*PROBLEM STATEMENT*
Reproduce from the records below, with no pictures, exactly the lines between the one containing "Rebuild this chart" and the one containing "const yAxisTitle = 'onlinestream.live';", inclusive.

*PROVIDED RECORDS*
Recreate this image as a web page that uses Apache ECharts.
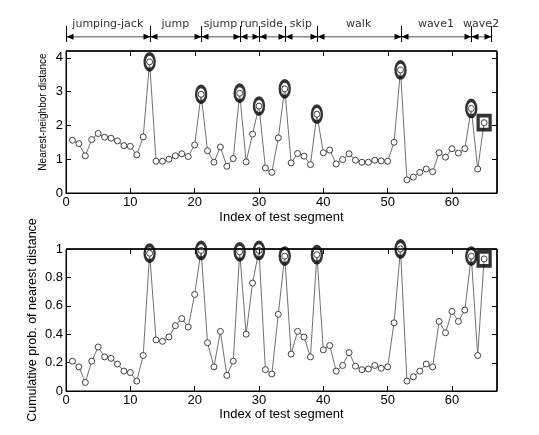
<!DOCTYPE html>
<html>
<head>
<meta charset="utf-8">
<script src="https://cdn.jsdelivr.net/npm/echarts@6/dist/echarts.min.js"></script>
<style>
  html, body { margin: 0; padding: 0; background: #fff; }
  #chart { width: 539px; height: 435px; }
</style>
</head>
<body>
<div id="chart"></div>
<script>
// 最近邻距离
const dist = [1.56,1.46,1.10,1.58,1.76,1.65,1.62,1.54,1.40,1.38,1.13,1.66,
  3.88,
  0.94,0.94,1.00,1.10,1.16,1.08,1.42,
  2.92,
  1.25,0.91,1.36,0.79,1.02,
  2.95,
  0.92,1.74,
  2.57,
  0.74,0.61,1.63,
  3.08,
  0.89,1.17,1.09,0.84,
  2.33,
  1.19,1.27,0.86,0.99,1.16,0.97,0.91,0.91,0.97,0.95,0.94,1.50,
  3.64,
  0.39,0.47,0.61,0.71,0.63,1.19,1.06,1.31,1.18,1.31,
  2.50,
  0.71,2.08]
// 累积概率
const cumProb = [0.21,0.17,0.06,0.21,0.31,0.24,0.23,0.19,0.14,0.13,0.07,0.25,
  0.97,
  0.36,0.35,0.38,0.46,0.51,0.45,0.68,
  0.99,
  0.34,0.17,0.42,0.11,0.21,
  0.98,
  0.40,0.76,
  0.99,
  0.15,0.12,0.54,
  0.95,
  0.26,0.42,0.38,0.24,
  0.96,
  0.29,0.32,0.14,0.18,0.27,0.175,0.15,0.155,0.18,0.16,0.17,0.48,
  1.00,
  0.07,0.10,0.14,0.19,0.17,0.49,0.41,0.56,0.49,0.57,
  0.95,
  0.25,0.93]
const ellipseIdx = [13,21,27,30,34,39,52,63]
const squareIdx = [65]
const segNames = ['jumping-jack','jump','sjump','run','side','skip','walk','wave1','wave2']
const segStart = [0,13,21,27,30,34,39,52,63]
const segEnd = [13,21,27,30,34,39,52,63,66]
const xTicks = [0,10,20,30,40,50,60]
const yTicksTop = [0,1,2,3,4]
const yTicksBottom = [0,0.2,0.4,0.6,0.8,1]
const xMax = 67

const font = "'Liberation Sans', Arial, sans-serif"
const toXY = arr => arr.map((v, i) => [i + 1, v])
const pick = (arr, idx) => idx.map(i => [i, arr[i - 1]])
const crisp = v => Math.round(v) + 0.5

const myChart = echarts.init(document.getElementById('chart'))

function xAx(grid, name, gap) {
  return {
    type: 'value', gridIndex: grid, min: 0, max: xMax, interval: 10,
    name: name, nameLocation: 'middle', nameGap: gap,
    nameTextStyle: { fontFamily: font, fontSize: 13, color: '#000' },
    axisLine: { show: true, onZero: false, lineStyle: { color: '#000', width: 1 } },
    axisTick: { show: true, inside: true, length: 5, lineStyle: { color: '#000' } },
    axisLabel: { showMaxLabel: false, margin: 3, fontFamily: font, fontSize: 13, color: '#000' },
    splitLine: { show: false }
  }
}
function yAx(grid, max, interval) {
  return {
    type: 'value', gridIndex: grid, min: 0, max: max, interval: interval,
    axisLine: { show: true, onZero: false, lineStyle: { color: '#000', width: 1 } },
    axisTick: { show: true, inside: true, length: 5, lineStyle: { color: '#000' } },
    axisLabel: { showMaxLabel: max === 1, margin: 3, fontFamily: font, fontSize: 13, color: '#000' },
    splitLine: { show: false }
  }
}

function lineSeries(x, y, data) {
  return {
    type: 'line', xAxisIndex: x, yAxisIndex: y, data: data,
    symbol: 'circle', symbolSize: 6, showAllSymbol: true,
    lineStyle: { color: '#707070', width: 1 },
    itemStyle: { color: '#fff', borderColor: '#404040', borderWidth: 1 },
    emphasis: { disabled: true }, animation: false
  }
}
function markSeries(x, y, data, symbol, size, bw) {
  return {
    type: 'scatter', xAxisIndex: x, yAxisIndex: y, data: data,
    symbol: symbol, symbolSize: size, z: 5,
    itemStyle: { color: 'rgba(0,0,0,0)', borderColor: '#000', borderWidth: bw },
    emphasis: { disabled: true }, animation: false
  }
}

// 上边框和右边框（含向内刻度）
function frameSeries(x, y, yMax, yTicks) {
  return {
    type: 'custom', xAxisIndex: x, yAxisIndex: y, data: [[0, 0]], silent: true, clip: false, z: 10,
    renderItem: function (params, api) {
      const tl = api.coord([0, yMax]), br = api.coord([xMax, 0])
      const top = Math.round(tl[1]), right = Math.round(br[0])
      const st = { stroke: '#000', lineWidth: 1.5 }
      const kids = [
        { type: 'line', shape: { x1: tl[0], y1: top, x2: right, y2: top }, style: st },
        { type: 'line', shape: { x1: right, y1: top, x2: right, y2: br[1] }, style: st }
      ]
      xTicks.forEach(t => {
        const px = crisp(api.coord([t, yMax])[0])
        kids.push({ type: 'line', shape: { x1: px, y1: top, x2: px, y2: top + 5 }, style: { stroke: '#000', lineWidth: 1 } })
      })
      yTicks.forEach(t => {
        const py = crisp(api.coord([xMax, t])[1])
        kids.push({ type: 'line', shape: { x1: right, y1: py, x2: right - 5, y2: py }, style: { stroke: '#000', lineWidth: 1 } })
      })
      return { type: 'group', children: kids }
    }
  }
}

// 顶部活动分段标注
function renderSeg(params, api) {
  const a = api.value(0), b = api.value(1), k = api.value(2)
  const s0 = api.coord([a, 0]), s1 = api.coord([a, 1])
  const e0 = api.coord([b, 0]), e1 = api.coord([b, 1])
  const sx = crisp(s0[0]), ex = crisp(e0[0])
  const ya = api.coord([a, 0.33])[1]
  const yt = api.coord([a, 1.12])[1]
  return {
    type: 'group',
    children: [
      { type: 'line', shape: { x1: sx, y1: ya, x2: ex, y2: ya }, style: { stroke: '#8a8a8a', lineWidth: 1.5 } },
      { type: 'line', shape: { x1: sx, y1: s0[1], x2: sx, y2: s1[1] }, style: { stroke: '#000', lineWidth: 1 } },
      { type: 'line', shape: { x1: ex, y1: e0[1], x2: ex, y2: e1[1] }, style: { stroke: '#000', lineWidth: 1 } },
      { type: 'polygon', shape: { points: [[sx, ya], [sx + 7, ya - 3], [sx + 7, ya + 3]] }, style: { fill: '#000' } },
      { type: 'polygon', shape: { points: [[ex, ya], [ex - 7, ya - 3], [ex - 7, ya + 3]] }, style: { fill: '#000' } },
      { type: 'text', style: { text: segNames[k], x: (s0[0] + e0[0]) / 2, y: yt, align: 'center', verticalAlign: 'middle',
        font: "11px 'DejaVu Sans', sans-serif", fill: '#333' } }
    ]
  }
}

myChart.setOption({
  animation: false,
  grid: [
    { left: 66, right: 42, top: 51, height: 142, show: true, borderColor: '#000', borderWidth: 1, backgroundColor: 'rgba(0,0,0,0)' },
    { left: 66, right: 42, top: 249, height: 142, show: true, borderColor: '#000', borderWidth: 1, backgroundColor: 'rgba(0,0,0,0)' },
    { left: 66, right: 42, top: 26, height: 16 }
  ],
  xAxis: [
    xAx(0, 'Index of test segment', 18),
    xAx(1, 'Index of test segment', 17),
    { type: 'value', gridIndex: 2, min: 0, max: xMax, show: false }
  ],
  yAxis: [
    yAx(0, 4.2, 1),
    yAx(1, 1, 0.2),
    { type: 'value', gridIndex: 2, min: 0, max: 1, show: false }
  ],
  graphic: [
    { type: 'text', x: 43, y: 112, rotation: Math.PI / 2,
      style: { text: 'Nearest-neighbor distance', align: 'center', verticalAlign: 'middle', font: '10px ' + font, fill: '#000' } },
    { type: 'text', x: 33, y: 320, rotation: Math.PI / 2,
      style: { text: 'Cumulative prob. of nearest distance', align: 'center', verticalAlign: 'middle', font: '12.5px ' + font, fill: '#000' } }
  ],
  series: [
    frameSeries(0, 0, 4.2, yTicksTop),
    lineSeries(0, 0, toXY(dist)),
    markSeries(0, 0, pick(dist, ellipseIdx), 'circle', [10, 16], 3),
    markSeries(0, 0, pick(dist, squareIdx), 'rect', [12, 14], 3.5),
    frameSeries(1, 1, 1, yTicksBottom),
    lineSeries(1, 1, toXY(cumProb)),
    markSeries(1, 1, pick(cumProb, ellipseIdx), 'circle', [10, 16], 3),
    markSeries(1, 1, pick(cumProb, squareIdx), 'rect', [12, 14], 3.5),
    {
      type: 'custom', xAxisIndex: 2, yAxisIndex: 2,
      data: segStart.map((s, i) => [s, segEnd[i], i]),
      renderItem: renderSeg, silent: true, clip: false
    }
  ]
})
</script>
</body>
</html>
* * *
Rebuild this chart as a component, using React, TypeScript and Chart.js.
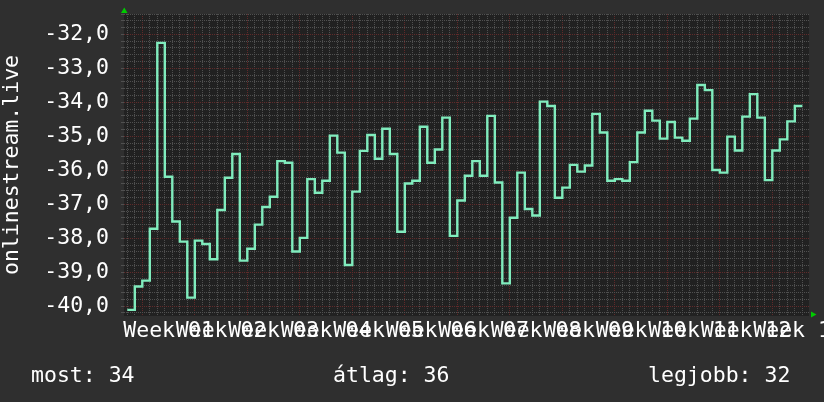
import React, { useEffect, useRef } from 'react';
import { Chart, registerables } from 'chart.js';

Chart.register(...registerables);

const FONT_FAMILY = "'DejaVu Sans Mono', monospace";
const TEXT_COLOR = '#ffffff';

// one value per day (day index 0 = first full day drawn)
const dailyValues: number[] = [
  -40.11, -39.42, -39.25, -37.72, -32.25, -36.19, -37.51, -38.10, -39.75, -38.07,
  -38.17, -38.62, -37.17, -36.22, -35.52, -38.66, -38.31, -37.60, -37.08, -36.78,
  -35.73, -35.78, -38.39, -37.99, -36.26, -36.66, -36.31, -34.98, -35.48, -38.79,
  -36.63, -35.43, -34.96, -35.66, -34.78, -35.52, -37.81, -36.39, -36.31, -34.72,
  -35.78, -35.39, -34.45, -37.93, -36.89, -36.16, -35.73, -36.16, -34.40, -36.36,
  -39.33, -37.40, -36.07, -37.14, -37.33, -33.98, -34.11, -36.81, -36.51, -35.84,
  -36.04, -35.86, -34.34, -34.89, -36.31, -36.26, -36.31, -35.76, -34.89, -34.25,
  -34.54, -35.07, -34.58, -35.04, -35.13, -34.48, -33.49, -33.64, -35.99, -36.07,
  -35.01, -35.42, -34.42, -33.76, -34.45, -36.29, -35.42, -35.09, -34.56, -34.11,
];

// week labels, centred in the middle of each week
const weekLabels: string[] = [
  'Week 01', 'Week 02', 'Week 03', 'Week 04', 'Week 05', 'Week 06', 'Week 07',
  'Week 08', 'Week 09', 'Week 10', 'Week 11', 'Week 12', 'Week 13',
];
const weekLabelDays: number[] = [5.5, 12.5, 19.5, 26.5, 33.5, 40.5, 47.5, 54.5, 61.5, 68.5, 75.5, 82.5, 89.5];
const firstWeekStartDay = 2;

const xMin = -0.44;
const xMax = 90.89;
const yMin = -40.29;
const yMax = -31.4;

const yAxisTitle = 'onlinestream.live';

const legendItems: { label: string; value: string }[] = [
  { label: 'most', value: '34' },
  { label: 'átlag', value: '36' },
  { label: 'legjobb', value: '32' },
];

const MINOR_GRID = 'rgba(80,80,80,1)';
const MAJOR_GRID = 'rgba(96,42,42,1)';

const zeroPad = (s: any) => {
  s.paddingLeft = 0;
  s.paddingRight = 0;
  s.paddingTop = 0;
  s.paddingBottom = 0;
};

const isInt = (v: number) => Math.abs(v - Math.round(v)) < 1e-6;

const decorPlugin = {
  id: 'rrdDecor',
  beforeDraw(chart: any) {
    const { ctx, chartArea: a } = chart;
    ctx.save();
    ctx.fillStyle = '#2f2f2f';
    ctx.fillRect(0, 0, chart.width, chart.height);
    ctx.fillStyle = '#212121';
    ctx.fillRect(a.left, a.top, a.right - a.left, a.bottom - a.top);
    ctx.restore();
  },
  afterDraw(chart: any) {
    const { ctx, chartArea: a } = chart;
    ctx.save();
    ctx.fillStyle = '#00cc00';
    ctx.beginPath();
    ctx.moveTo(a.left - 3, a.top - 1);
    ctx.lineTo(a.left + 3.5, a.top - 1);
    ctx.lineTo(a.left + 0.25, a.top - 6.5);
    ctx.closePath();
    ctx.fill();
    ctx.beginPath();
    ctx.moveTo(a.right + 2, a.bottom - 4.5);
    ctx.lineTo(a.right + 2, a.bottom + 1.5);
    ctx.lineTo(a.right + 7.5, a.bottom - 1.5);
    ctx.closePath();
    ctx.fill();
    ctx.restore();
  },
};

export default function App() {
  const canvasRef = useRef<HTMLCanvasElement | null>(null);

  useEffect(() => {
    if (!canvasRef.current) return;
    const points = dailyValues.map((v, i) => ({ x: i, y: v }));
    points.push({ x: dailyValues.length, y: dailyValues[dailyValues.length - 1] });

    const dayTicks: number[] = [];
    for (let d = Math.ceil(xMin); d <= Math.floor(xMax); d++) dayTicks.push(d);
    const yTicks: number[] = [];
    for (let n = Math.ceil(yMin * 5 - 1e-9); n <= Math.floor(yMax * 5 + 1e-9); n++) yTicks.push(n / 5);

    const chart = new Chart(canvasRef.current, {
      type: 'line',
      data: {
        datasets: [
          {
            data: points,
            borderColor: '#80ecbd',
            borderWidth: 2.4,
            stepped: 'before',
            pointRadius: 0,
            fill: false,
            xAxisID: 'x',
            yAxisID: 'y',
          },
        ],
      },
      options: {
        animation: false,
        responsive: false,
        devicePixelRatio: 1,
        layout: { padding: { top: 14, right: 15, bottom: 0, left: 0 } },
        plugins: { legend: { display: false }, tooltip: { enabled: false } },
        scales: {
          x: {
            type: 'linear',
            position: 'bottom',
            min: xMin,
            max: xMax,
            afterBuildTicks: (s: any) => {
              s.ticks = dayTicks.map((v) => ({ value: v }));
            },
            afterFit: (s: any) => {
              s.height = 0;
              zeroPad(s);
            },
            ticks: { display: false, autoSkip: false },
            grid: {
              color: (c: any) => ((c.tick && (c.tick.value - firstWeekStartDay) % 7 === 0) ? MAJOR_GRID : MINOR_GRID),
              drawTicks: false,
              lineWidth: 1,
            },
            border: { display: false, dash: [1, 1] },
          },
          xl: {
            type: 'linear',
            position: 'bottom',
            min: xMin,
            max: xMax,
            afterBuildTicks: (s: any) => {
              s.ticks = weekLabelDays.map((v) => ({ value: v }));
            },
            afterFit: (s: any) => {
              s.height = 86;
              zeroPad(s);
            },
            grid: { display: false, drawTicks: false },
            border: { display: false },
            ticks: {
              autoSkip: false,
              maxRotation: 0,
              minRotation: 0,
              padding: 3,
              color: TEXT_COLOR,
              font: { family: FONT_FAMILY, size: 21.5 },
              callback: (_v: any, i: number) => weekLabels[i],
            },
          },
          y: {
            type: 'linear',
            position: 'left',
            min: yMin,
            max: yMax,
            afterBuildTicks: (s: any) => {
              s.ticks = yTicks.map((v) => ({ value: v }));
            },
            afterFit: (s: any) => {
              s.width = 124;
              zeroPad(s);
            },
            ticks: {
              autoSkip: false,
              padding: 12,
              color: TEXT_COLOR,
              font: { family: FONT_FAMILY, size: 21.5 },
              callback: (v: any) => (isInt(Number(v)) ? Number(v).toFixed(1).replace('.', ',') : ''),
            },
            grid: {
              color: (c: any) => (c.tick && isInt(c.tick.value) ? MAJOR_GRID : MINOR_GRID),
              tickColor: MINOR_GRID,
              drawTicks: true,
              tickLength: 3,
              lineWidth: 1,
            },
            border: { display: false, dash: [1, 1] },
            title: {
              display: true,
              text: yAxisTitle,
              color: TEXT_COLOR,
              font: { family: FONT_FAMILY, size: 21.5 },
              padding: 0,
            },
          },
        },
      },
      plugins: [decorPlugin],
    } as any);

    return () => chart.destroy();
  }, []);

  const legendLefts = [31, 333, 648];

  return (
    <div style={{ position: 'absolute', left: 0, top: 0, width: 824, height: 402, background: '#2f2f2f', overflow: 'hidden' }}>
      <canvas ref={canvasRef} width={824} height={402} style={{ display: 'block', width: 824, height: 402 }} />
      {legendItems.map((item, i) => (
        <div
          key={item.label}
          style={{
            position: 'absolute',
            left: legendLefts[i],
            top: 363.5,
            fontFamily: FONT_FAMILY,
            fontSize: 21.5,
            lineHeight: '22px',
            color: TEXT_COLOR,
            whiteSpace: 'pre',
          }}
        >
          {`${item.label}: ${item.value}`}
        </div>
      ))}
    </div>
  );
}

*WRITTEN REPLY*
Rebuild this chart as a component, using React, TypeScript and Chart.js.
import React, { useEffect, useRef } from 'react';
import { Chart, registerables } from 'chart.js';

Chart.register(...registerables);

const FONT_FAMILY = "'DejaVu Sans Mono', monospace";
const TEXT_COLOR = '#ffffff';

// one value per day (day index 0 = first full day drawn)
const dailyValues: number[] = [
  -40.11, -39.42, -39.25, -37.72, -32.25, -36.19, -37.51, -38.10, -39.75, -38.07,
  -38.17, -38.62, -37.17, -36.22, -35.52, -38.66, -38.31, -37.60, -37.08, -36.78,
  -35.73, -35.78, -38.39, -37.99, -36.26, -36.66, -36.31, -34.98, -35.48, -38.79,
  -36.63, -35.43, -34.96, -35.66, -34.78, -35.52, -37.81, -36.39, -36.31, -34.72,
  -35.78, -35.39, -34.45, -37.93, -36.89, -36.16, -35.73, -36.16, -34.40, -36.36,
  -39.33, -37.40, -36.07, -37.14, -37.33, -33.98, -34.11, -36.81, -36.51, -35.84,
  -36.04, -35.86, -34.34, -34.89, -36.31, -36.26, -36.31, -35.76, -34.89, -34.25,
  -34.54, -35.07, -34.58, -35.04, -35.13, -34.48, -33.49, -33.64, -35.99, -36.07,
  -35.01, -35.42, -34.42, -33.76, -34.45, -36.29, -35.42, -35.09, -34.56, -34.11,
];

// week labels, centred in the middle of each week
const weekLabels: string[] = [
  'Week 01', 'Week 02', 'Week 03', 'Week 04', 'Week 05', 'Week 06', 'Week 07',
  'Week 08', 'Week 09', 'Week 10', 'Week 11', 'Week 12', 'Week 13',
];
const weekLabelDays: number[] = [5.5, 12.5, 19.5, 26.5, 33.5, 40.5, 47.5, 54.5, 61.5, 68.5, 75.5, 82.5, 89.5];
const firstWeekStartDay = 2;

const xMin = -0.44;
const xMax = 90.89;
const yMin = -40.29;
const yMax = -31.4;

const yAxisTitle = 'onlinestream.live';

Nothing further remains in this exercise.